Girls Will Be Girls: my recent favorite (guilty?) watch
I was admiring the recent works of Ali Fazal, then started browsing more about him… got to know he is married to Richa Chadha.. wait I know this actress from Gangs of Wasseypur, she played the character “Nagma” of whom I became a great fan.. Richa also played the lead female role in the 2015 film Masaan, another work I admired. It was a pleasant discovery that two of my favorite artists whom I admire for playing exceptional, tasteful roles, are married to each other… I did more stalking and found out that they also produced a movie together - Girls Will Be Girls, a quick watch of the trailer confirmed my gut feeling that this is the kind of movie made for me.
The premise is a boarding school in India, situated at a hill tract. Mira, the head prefect from the senior class, a studious girl is the female lead. I saw myself in Mira, the girl who is transitioning to a woman. She is the top student, study oriented, rule abiding girl, and not very fond of her mother. The mother is young, quite frank, sometimes quite dominating—imposing strict regulations on her daughter. “She's fine, but I just can't stand her”, that's how Mira puts her mother. Anila, the mother, probably sees too much of herself in her daughter and wants to protect her from inevitable adolescent mistakes. The relationship is more competitive than affectionate.
The hill tract’s quietness adds the right element for making a story aesthetic. The movie is set in a time when walkman cassette was popular, a thing my generation didn't get to know quite well. So the disruption from the smartphones and the ever-changing influence from the social media were absent—making my watch time so soothing.
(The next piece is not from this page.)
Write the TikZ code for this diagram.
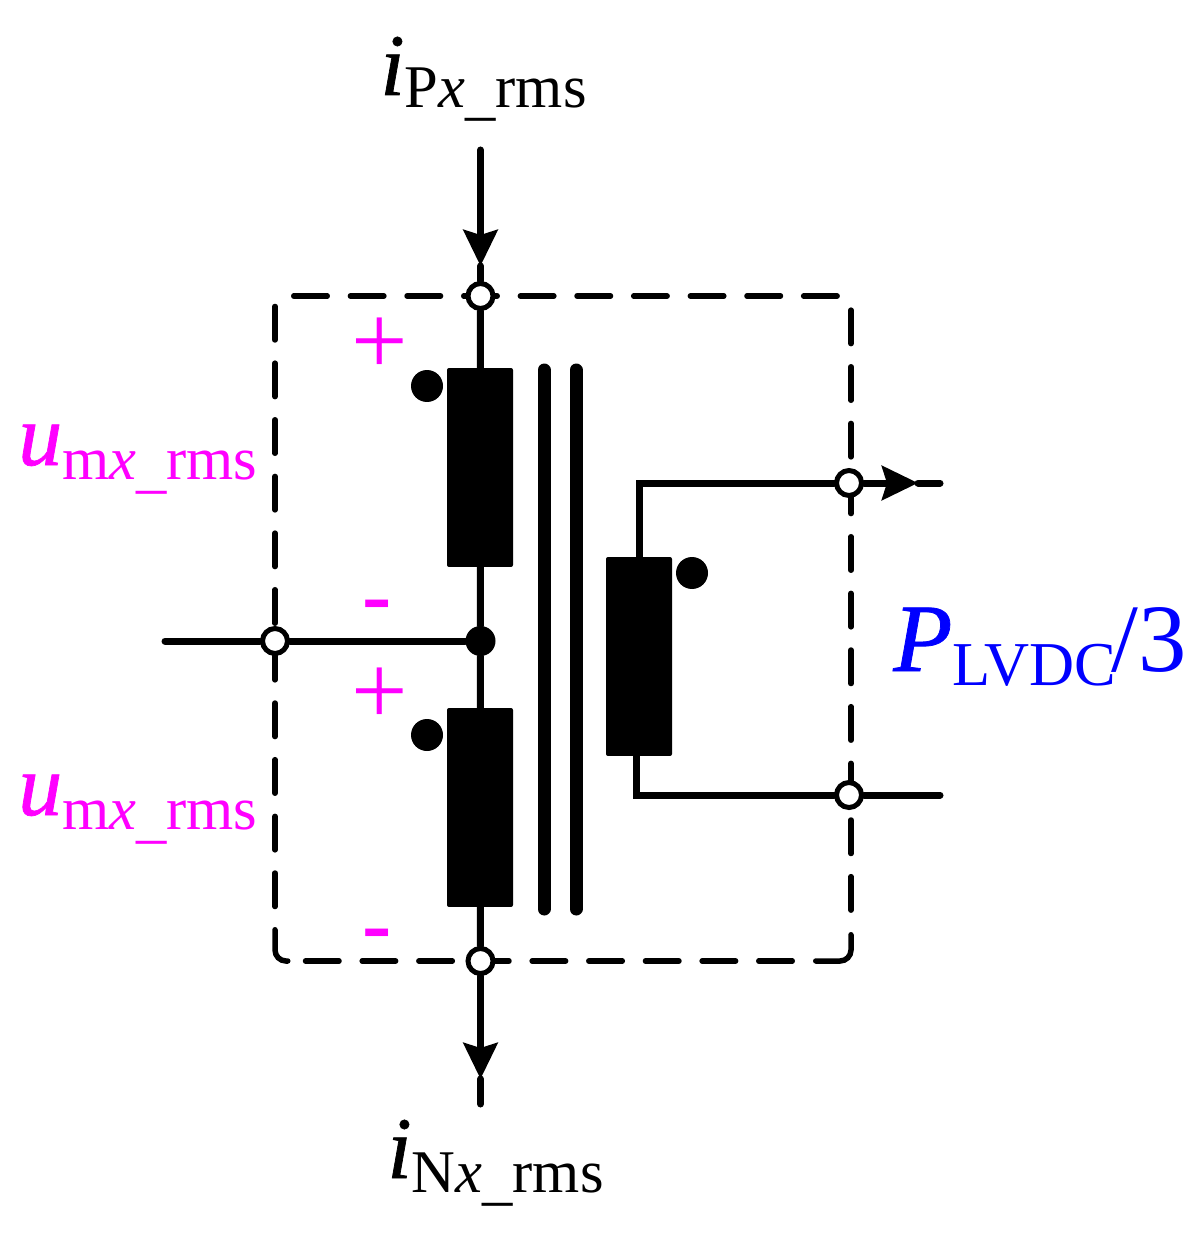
\documentclass[tikz,border=0pt]{standalone}
\usepackage{fontspec}
\setmainfont{Liberation Serif}
\newfontface\heavyitalic[FakeBold=0.8]{Liberation Serif Italic}
\usetikzlibrary{arrows.meta}

\definecolor{voltagecolor}{RGB}{255,0,255}
\definecolor{powercolor}{RGB}{0,0,255}
\newcommand{\mainsub}[4]{{\fontsize{#1}{#1}\heavyitalic #2}\raisebox{#3}{\fontsize{34.5}{34.5}\selectfont #4}}
\newcommand{\lowbar}{\raisebox{-3.5pt}{\_}}

\begin{document}
\begin{tikzpicture}[x=.02cm,y=-.02cm,>={Stealth[length=.72cm,width=.68cm,inset=.1cm]}]
  \useasboundingbox (0,0) rectangle (1201,1236);
  \tikzset{
    wire/.style={line width=.14cm,line cap=round},
    arrowwire/.style={wire,->},
    frameline/.style={line width=.11cm,rounded corners=.22cm,line cap=round},
    frame/.style={frameline,dash pattern=on .67cm off .4633cm},
    winding/.style={rectangle,fill=black,rounded corners=.04cm,minimum width=1.32cm,minimum height=3.98cm,inner sep=0pt},
    core/.style={line width=.26cm,line cap=round},
    terminal/.style={circle,draw,fill=white,line width=.1cm,minimum size=.5cm,inner sep=0pt},
    junction/.style={circle,fill=black,minimum size=.6cm,inner sep=0pt},
    polarity/.style={circle,fill=black,minimum size=.64cm,inner sep=0pt},
    % label styles
    currentlabel/.style={anchor=base west,inner sep=0pt},
    voltagelabel/.style={anchor=base west,inner sep=0pt,text=voltagecolor},
    powerlabel/.style={anchor=base west,inner sep=0pt,text=powercolor},
    signplus/.style={inner sep=0pt,text=voltagecolor,font=\fontsize{57}{57}\selectfont},
    signminus/.style={inner sep=0pt,text=voltagecolor,font=\fontsize{50}{50}\selectfont\bfseries}
  }

  % Frame
  \coordinate (fTopS) at (293.75,296);
  \coordinate (fTR) at (851,296);
  \coordinate (fBR) at (851,961);
  \coordinate (fBL) at (275,961);
  \coordinate (fRightE) at (851,911);
  \coordinate (fHookS) at (851,934.75);
  \coordinate (fHookE) at (815.75,961);
  \coordinate (fBotS) at (792.25,961);
  \coordinate (fBotE) at (301,961);
  \coordinate (fCurlS) at (287.75,961);
  \coordinate (fCurlE) at (275,929.75);
  \coordinate (fLeftS) at (275,906.5);
  \coordinate (fLeftE) at (275,300);
  \draw [frame] (fTopS) -- (fTR) -- (fRightE);
  \draw [frameline] (fHookS) -- (fBR) -- (fHookE);
  \draw [frame] (fBotS) -- (fBotE);
  \draw [frameline] (fCurlS) -- (fBL) -- (fCurlE);
  \draw [frame] (fLeftS) -- (fLeftE);

  % Windings
  \node [winding] (wUp) at (480,467.5) {};
  \node [winding] (wLow) at (480,807.5) {};
  \node [winding] (wSec) at (639,656.5) {};
  \node [polarity] (dUp) at (427,386) {};
  \node [polarity] (dLow) at (427,735) {};
  \node [polarity] (dSec) at (692,573) {};

  % Core
  \coordinate (c1a) at (544,370);
  \coordinate (c1b) at (544,909);
  \coordinate (c2a) at (576,370);
  \coordinate (c2b) at (576,909);
  \draw [core] (c1a) -- (c1b);
  \draw [core] (c2a) -- (c2b);

  % Terminals
  \node [terminal] (tTop) at (480.5,296) {} edge [wire] (wUp);
  \node [terminal] (tBot) at (480.5,961) {} edge [wire] (wLow);
  \node [terminal] (tMid) at (275,641) {};
  \node [terminal] (tOut) at (849,483) {};
  \node [terminal] (tRet) at (849,795) {};
  \node [junction] (jMid) at (480.5,641) {}
  edge [wire] (tMid)
  edge [wire] (wUp)
  edge [wire] (wLow);

  % Leads
  \coordinate (iPin) at (480.5,150);
  \coordinate (iPtip) at (480.5,266);
  \coordinate (iNtip) at (480.5,1079);
  \coordinate (iNend) at (480.5,1104);
  \coordinate (mEnd) at (165,641);
  \coordinate (oTip) at (918,483);
  \coordinate (oEnd) at (940,483);
  \coordinate (rEnd) at (940,795);
  \draw [arrowwire] (iPin) -- (iPtip);
  \draw [wire] (iPtip) -- (tTop);
  \draw [arrowwire] (tBot) -- (iNtip);
  \draw [wire] (iNtip) -- (iNend);
  \draw [wire] (mEnd) -- (tMid);
  \draw [wire] (wSec.north) |- (tOut);
  \draw [arrowwire] (tOut) -- (oTip);
  \draw [wire] (oTip) -- (oEnd);
  \draw [wire] ([xshift=-.05cm]wSec.south) |- (tRet);
  \draw [wire] (tRet) -- (rEnd);

  % Labels
  \node [currentlabel] (iP) at (380,95) {\mainsub{50}{i}{-7pt}{P\textit{x}\lowbar rms}};
  \node [currentlabel] (iN) at (387,1178) {\mainsub{50}{i}{-8pt}{N\textit{x}\lowbar rms}};
  \node [voltagelabel] (uUp) at (18,465) {\mainsub{50}{u}{-8.5pt}{m\textit{x}\lowbar rms}};
  \node [voltagelabel] (uLow) at (18,815) {\mainsub{50}{u}{-8.5pt}{m\textit{x}\lowbar rms}};
  \node [powerlabel] (pow) at (893,671) {\mainsub{55}{P}{-8pt}{\fontsize{35.5}{35.5}\selectfont LVDC}\hspace{-3pt}{\fontsize{55}{55}\selectfont /3}};
  \node [signplus] (pUp) at (380,346) {+};
  \node [signplus] (pLow) at (380,696) {+};
  \node [signminus] (mUp) at (377,612) {-};
  \node [signminus] (mLow) at (377,941) {-};
\end{tikzpicture}
\end{document}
The “guilty pleasure” part of my watch is—I loved seeing this other side of Mira, which she carefully hides from her peers and definitely from her mom—her adolescent journey. The way she inspects her underarm hair (omg thanks for showing it in the movie, boys these days think that women don't grow hair on their underarms),the way she dances fluently with beats and gets stiff the instant someone else enters the room where she's dancing, the way Mira practices kissing in the shower… At eighteen, she discovered there are three orifices in the female body, it took me longer than that, LOL.
No other movie showed a girl’s adolescent journey this frankly. IMO sex is overplayed in most movies, making it look like an all-pleasant act, keeping the mental mood out of the picture. I was gratified to see the pains, the confusions, the chores of sex on the screen of this movie. With the minimum nudge of visuals the movie makes the viewers relate to the pain of the first sex for a girl, the familiar sound of thrusting, the mental competition to win a boy's heart with the intimate act of sex.
I am not usually guilty for watching something that pleases me. It's just - this is the kind of thing people refer to when they say “guilty pleasure”. Guilty or not, this movie brings the viewers closer to an adolescent girl’s psychology, social tensions. And two hours fly by, leaving an aesthetic, tender impression inside one!